Directive -
Check each line below for the word "this", and copy those that have it.

The records -
======

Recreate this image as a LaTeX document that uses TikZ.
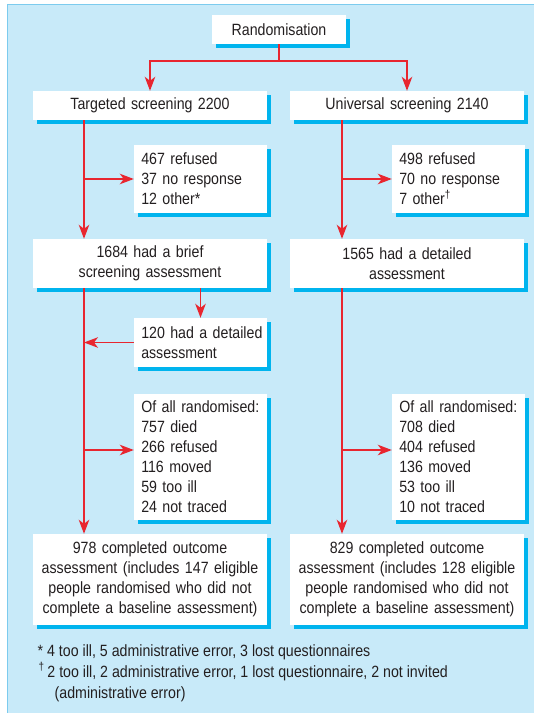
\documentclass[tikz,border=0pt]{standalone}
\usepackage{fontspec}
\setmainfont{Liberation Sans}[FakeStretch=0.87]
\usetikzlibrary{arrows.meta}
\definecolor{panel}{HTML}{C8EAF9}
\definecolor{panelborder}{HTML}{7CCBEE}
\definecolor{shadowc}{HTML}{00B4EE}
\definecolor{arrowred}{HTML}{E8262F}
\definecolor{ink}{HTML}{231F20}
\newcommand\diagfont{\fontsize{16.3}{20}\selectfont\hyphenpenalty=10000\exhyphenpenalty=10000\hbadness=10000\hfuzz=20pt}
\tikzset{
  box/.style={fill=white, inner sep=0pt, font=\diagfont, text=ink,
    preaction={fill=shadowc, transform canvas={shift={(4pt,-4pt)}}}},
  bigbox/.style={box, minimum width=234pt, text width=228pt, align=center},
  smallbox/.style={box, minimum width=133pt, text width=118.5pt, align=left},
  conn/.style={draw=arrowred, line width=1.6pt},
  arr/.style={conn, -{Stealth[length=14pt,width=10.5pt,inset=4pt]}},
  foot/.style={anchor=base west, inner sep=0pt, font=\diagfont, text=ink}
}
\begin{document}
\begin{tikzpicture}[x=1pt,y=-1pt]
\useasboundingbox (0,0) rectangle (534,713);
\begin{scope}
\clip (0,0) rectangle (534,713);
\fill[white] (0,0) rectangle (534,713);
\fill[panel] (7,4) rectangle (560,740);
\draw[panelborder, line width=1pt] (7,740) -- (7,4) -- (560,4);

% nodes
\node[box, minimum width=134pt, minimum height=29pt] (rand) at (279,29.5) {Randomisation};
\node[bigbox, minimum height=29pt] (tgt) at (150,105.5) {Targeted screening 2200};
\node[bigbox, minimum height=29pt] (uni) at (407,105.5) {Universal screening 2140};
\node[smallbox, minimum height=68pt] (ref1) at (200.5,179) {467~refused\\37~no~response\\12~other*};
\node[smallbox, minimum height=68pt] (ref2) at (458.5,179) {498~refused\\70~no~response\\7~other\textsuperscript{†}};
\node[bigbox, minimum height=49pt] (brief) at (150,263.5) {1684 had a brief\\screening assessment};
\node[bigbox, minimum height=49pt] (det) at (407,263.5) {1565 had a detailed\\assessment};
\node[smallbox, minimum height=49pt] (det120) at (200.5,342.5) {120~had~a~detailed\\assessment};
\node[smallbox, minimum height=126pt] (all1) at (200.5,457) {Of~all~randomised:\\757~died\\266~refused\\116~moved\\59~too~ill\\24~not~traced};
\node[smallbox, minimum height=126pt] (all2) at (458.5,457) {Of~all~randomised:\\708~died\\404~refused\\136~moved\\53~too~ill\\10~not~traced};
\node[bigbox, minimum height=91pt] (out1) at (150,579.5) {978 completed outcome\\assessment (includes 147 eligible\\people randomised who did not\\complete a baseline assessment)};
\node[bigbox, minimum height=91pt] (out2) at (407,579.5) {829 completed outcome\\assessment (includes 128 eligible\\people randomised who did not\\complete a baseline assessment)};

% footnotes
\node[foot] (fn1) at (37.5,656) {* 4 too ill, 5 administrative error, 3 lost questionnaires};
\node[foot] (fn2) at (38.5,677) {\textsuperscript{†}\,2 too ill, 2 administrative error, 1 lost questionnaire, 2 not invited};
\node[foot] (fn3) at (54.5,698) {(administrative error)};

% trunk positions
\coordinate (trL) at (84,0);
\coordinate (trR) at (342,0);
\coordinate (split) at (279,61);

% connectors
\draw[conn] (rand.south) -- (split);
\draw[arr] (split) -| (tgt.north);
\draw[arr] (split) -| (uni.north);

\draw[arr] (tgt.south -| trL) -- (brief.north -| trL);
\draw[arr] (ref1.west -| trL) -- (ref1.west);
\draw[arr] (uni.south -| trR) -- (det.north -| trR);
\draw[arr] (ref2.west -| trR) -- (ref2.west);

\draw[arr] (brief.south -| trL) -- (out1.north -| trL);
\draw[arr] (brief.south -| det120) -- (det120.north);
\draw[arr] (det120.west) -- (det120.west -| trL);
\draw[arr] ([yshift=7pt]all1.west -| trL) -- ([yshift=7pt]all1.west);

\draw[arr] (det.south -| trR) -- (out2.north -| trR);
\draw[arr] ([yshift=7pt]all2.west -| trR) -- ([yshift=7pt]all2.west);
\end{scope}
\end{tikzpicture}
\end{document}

======

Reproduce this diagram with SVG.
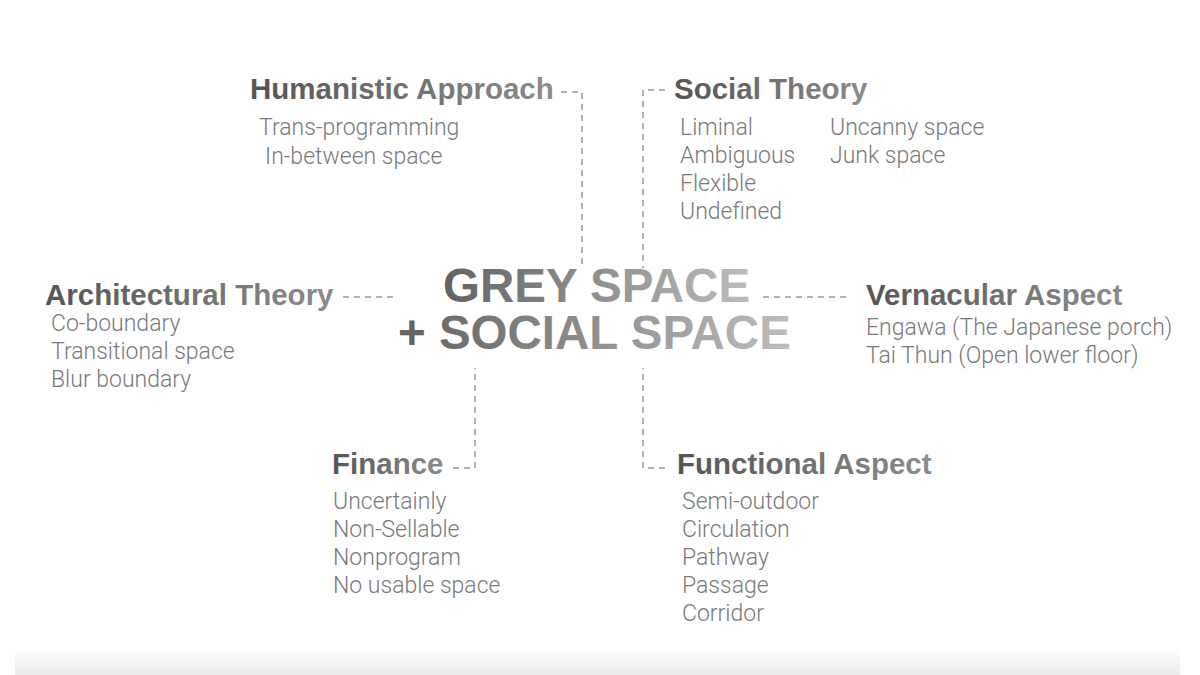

======

Task response -
Recreate this image as a LaTeX document that uses TikZ.
Reproduce this diagram with SVG.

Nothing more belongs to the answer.